Die Sigmaringer Gemeindereferentin Maritta Lieb steht kurz vor dem Abschluss ihrer zweijährigen Zusatzausbildung in Sankt Peter. "Es ist viel vom Schwund des Glaubens die Rede; ich erlebe im Gespräch mit den Christen in meiner Gemeinde aber auch ein neues Suchen nach Sinn und danach, wie Gott in meinem Leben Raum erhalten kann." Dies betreffe Junge wie Ältere, die etwa bei Lebenswenden auf sie zukommen. "Wenn ich dieser anspruchsvollen Seelsorge gerecht werden will, braucht es eine professionelle Ausbildung. Deshalb bin ich hierhin gekommen."
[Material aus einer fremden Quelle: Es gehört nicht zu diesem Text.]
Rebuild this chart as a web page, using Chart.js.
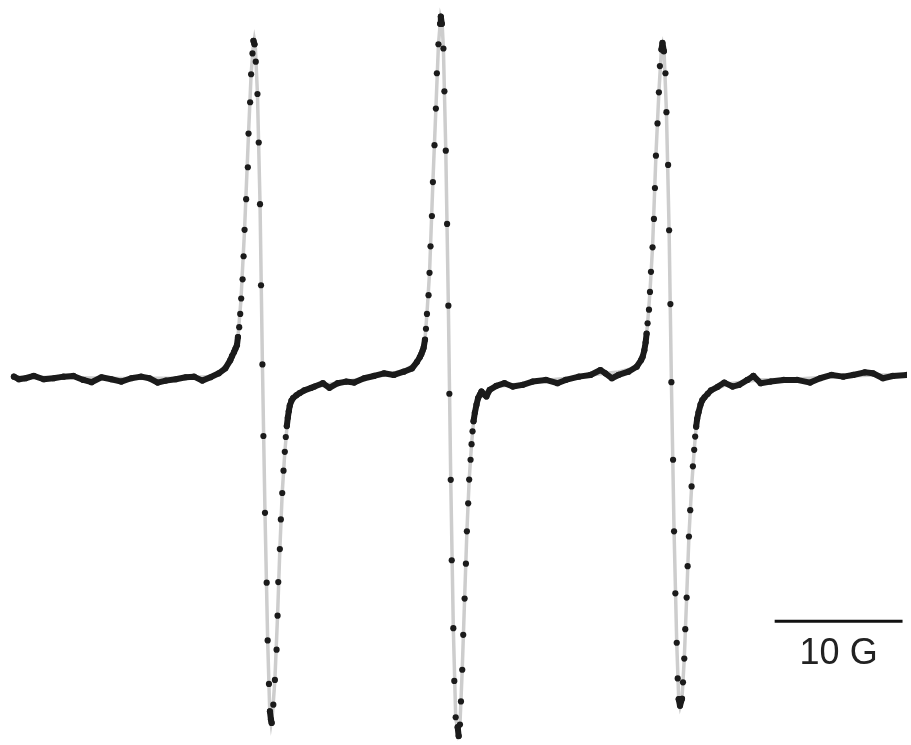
<!DOCTYPE html>
<html>
<head>
<meta charset="utf-8">
<script src="https://cdn.jsdelivr.net/npm/chart.js@4"></script>
<style>
  html, body { margin: 0; padding: 0; background: #fff; }
  canvas { display: block; }
</style>
</head>
<body>
<canvas id="epr" width="911" height="745"></canvas>
<script>
// sweep position (spectrometer points, 12.8 pts = 1 G) and derivative signal (a.u.)
const expField = [10, 15, 21.7, 30, 40, 50, 60, 70, 80, 88.3, 98.3, 108.3, 118.3, 128.3, 138.3, 146.7, 155, 163.3, 173.3, 183.3, 191.7, 200, 208.3, 216.7, 223.3, 228.3,
  230, 232, 233.5, 235, 236, 237.3, 238.3, 239.3, 240.7, 241.7, 242.7, 244.3, 246, 246.7, 248.3, 249.3, 250.7, 251.7, 252.7,
  254, 255.7, 257, 258.3, 259.3, 260.7, 261.7, 263.3, 265, 266, 267.3, 268.3, 269.3, 270,
  271.7, 273.3, 275, 276, 276.7, 278.3, 279.3, 280.7, 282, 283.3, 284.3, 285.3, 286.3, 287.3, 288.3, 290, 291.7, 295, 298.3, 303,
  310, 313.3, 321.7, 328.3, 336.7, 345, 353.3, 363.3, 373.3, 383.3, 393.3, 403.3, 411.7, 416.7,
  419.5, 421, 422.3, 423.3, 424.7, 425.7, 426.7, 428.3, 429.3, 430.3, 431.7, 432.7, 434.3, 435.7, 436.7, 438.3, 440, 440.7, 441.7,
  443.3, 444.3, 445.7, 447, 448.3, 449.3, 450.7, 451.7, 453.3, 454.3, 455.7, 457.7, 458.7,
  460, 461, 462.3, 463.3, 464.7, 466, 467, 468.3, 469.3, 470.7, 471.7, 472.7, 473.7, 475, 476.7, 478.3, 480, 481.7, 484, 486.7,
  490, 496.7, 505, 513.3, 523.3, 533.3, 546.7, 558.3, 566.7, 580, 591.7, 601.7, 606.7, 613.3, 620, 630, 638.3, 642.7,
  644.3, 646, 647.3, 648.3, 649.3, 650.7, 651.7, 652.7, 654.3, 655.7, 656.7, 657.7, 659.3, 660.7, 661.7, 663.3, 664.3,
  665.7, 667.3, 668.3, 670, 671, 672.3, 673.3, 675, 676, 677.3, 678.7, 679.7, 680.7, 682,
  684, 685, 686.3, 687.3, 688.7, 689.7, 691, 692.3, 693.7, 695, 696.3, 697.3, 698.3, 699.3, 700.7, 702.7, 704.5, 706.7, 710,
  713.3, 720, 726.7, 735, 741.7, 750, 756, 763.3, 773.3, 786.7, 800, 813.3, 823.3, 835, 846.7, 856.7, 868.3, 876.7, 886.7, 896.7, 911];
const expSignal = [1.3, -1.3, -0.3, 2, -1.3, -0.3, 1.3, 2, -2, -4.3, 0.7, -1.3, -3.7, -0.3, 1.3, -0.3, -4.7, -2.7, -1.3, 0.7, 1.3, -2.7, 0.7, 4.7, 9.7, 18,
  22, 26, 29.5, 33, 41.3, 51.3, 64.7, 80.3, 99.7, 123, 149.7, 180.7, 213, 247, 278.7, 307, 328, 340.7, 337.3,
  319.7, 287, 238, 175.7, 93.7, 13.7, -58.7, -136.3, -207, -265.3, -309.3, -337, -345.3, -348.7,
  -330.3, -305.3, -274.7, -240.3, -206.3, -173, -143, -116.3, -93.7, -74.7, -59.7, -48.7, -40.3, -33.7, -28, -23, -20.3, -17.5, -15.3, -12.5,
  -10, -8.7, -5.3, -10, -5.3, -3.7, -4.7, -0.3, 2, 4.7, 3, 6.3, 9.7, 16.3,
  21, 24, 27.5, 30.3, 38.7, 49.7, 64.7, 83.7, 106.3, 133, 163.7, 198, 235.3, 272.3, 308, 337.3, 358, 365.3, 358,
  333, 289.7, 229.7, 155.7, 73, -16, -103, -184.3, -253, -306.3, -343, -353, -362,
  -350.3, -327, -295, -259.7, -223, -187.7, -155, -126.7, -102.7, -82.7, -67, -54, -43.7, -35.3, -27, -20.3, -17, -13.7, -16.5, -18.7,
  -12, -8, -5.3, -8.7, -7, -3.7, -2, -5.3, -2, 1.3, 3, 8, 4.7, -0.3, 3, 6.3, 11.3, 18,
  21.3, 28, 35.7, 44.7, 55.3, 69, 87, 107.3, 132, 160.7, 192, 224.7, 257.3, 288.7, 315.3, 332, 338.7,
  330.3, 308, 268.7, 215.3, 149.3, 74.7, -4.3, -82.7, -155, -217.7, -267.7, -303.7, -324.7, -331.3,
  -324.3, -307.7, -283.7, -254, -222, -190.3, -160.3, -133.7, -109.7, -89.3, -72.7, -59.3, -49.3, -41.3, -34.7, -27, -22.5, -19.5, -16,
  -12.5, -9, -4.7, -8.7, -7, -2, 2, -5.3, -3.7, -2, -2, -4.7, -0.3, 3, 1.3, 3, 5.7, 4.7, -0.3, 2, 3];

const simField = [10, 60, 120, 180, 210, 222, 229, 233, 236, 239, 242.7, 246.7, 249.3, 251.5, 252.5, 253.5, 255.7, 258.3, 260.7, 263.3, 266, 268, 269.5,
  271, 273.3, 276, 278.3, 280.7, 283.3, 286.3, 289, 295, 310, 330, 360, 390, 405, 413, 418, 422, 424.7, 426.7, 429.3, 432.7, 435.7, 438.3, 440.5,
  442, 443.3, 445.7, 448.3, 450.7, 453.3, 455.7, 458, 460, 462.3, 464.7, 467, 469.3, 471.7, 473.7, 476.7, 481, 495, 520, 550, 580, 600, 620, 632, 640,
  644, 647.3, 649.3, 651.7, 654.3, 657.7, 660.7, 663, 664.5, 666, 668.3, 671, 673.3, 676, 678.7, 680.7, 682, 684, 686.3, 688.7, 691, 693.7, 696.3,
  698.3, 700.7, 704, 712, 730, 760, 800, 850, 880, 911];
const simSignal = [1, 0.5, -0.5, 0, 1.5, 7, 16, 26, 41, 78, 150, 247, 307, 336, 342, 336, 287, 176, 14, -136, -265, -334, -348,
  -338, -305, -240, -173, -116, -75, -40, -26, -16, -10, -6, -1, 4, 8, 13, 20, 28, 39, 65, 106, 198, 272, 337, 364,
  358, 333, 230, 73, -103, -253, -343, -358, -350, -295, -223, -155, -103, -67, -44, -27, -17, -9, -6, -2, 1, 4, 6, 9, 14,
  21, 36, 55, 87, 132, 225, 289, 328, 336, 328, 269, 149, -4, -155, -268, -325, -332, -324, -284, -222, -160, -110, -73,
  -49, -35, -24, -14, -6, -2, -1, 2, 3, 3];

// 10 G scale bar
const barField = [777.5, 906.5];
const barSignal = [-246, -246];
const barLabel = '10 G';

const toXY = (xs, ys) => xs.map((x, i) => ({ x, y: ys[i] }));

const barText = {
  id: 'barText',
  afterDatasetsDraw(chart) {
    const { ctx, scales: { x, y } } = chart;
    const cx = (x.getPixelForValue(barField[0]) + x.getPixelForValue(barField[1])) / 2;
    const cy = y.getPixelForValue(barSignal[0]) + 33;
    ctx.save();
    ctx.fillStyle = '#222';
    ctx.font = '36px "Liberation Sans", Arial, sans-serif';
    ctx.textAlign = 'center';
    ctx.textBaseline = 'middle';
    ctx.fillText(barLabel, cx, cy);
    ctx.restore();
  }
};

new Chart(document.getElementById('epr'), {
  type: 'scatter',
  data: {
    datasets: [
      {
        label: 'experiment',
        data: toXY(expField, expSignal),
        order: 0,
        showLine: true,
        borderColor: '#1b1b1b',
        borderWidth: 6,
        borderCapStyle: 'round',
        borderJoinStyle: 'round',
        segment: {
          borderColor: (c) => Math.abs(c.p1.y - c.p0.y) > 9 ? 'rgba(0,0,0,0)' : '#1b1b1b'
        },
        pointRadius: 3.1,
        pointBorderWidth: 0,
        pointBackgroundColor: '#1b1b1b'
      },
      {
        label: 'simulation',
        data: toXY(simField, simSignal),
        order: 1,
        showLine: true,
        borderColor: '#cdcdcd',
        borderWidth: 3.5,
        pointRadius: 0
      },
      {
        label: 'scale',
        data: toXY(barField, barSignal),
        order: 2,
        showLine: true,
        borderColor: '#111',
        borderWidth: 3,
        pointRadius: 0
      }
    ]
  },
  options: {
    responsive: false,
    animation: false,
    layout: { padding: 0 },
    plugins: { legend: { display: false }, tooltip: { enabled: false } },
    scales: {
      x: { type: 'linear', min: 0, max: 911, display: false },
      y: { type: 'linear', min: -367, max: 378, display: false }
    }
  },
  plugins: [barText]
});
</script>
</body>
</html>
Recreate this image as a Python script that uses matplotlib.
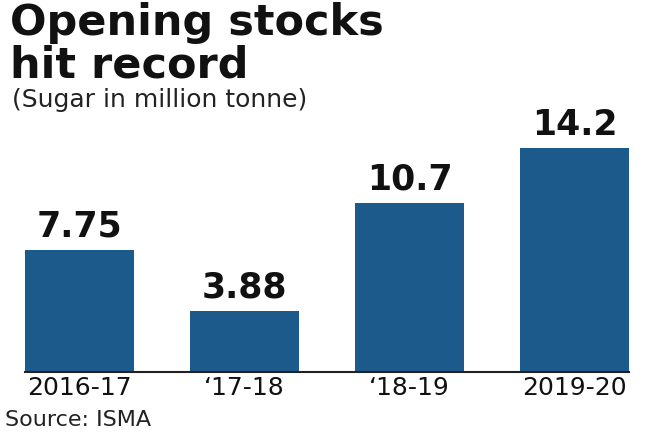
import matplotlib.pyplot as plt

seasons = ['2016-17', '\u201817-18', '\u201818-19', '2019-20']
stocks = [7.75, 3.88, 10.7, 14.2]
value_labels = ['7.75', '3.88', '10.7', '14.2']

bar_color = '#1c5a8c'

fig = plt.figure(figsize=(6.6, 4.4), dpi=100)
ax = fig.add_axes([25 / 660, 68 / 440, 604 / 660, 262 / 440])

x = range(len(seasons))
ax.bar(x, stocks, width=0.655, color=bar_color)
for xi, v, lab in zip(x, stocks, value_labels):
    ax.text(xi, v + 0.4, lab, ha='center', va='bottom', fontsize=25,
            fontweight='bold', color='#111111')

ax.set_xlim(-0.33, 3.33)
ax.set_ylim(0, 16.6)
ax.set_yticks([])
ax.set_xticks(list(x))
ax.set_xticklabels(seasons, fontsize=18, color='#111111')
ax.tick_params(axis='x', length=0, pad=3)
for side in ['top', 'right', 'left']:
    ax.spines[side].set_visible(False)
ax.spines['bottom'].set_linewidth(1.5)
ax.spines['bottom'].set_color('#222222')

fig.text(10 / 660, 1 - 2 / 440, 'Opening stocks\nhit record', ha='left', va='top',
         fontsize=31, fontweight='bold', color='#111111', linespacing=1.0)
fig.text(12 / 660, 1 - 100 / 440, '(Sugar in million tonne)', ha='left', va='center',
         fontsize=18, color='#222222')
fig.text(5 / 660, 1 - 420 / 440, 'Source: ISMA', ha='left', va='center',
         fontsize=16, color='#222222')

fig.savefig('out.png', dpi=100)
Inzwischen gibt es bistumsweit ein von Sankt Peter koordiniertes Netz von rund 150 geistlichen Begleitern. Das hat sich herumgesprochen, fast täglich wenden sich Menschen in Krisen an Annette Traber, die an Seelsorger vor Ort vermittelt. "Es geht uns um langfristige Begleitung, nicht nur um Akutseelsorge. Eine Aufgabe, für die im durchgetakteten Alltag vieler Gemeindepriester kaum Zeit bleibt." Erstmals nehmen am diesjährigen Begleiterkurs zwei Priester teil. "Ich will Pfarrer für den Beichtstuhl, nicht für den Schreibtisch sein", sagt Torsten Ret. Auch Erzbischof Stephan Burger argumentiert, dass Glaube wesentlich von Spiritualität und der Bereitschaft lebe, Gott im Alltag hören zu wollen. "Weil unsere Welt zunehmend lauter und hektischer geworden ist, muss es Orte und Räume geben, in denen das leichter fällt als im alltäglichen Umfeld."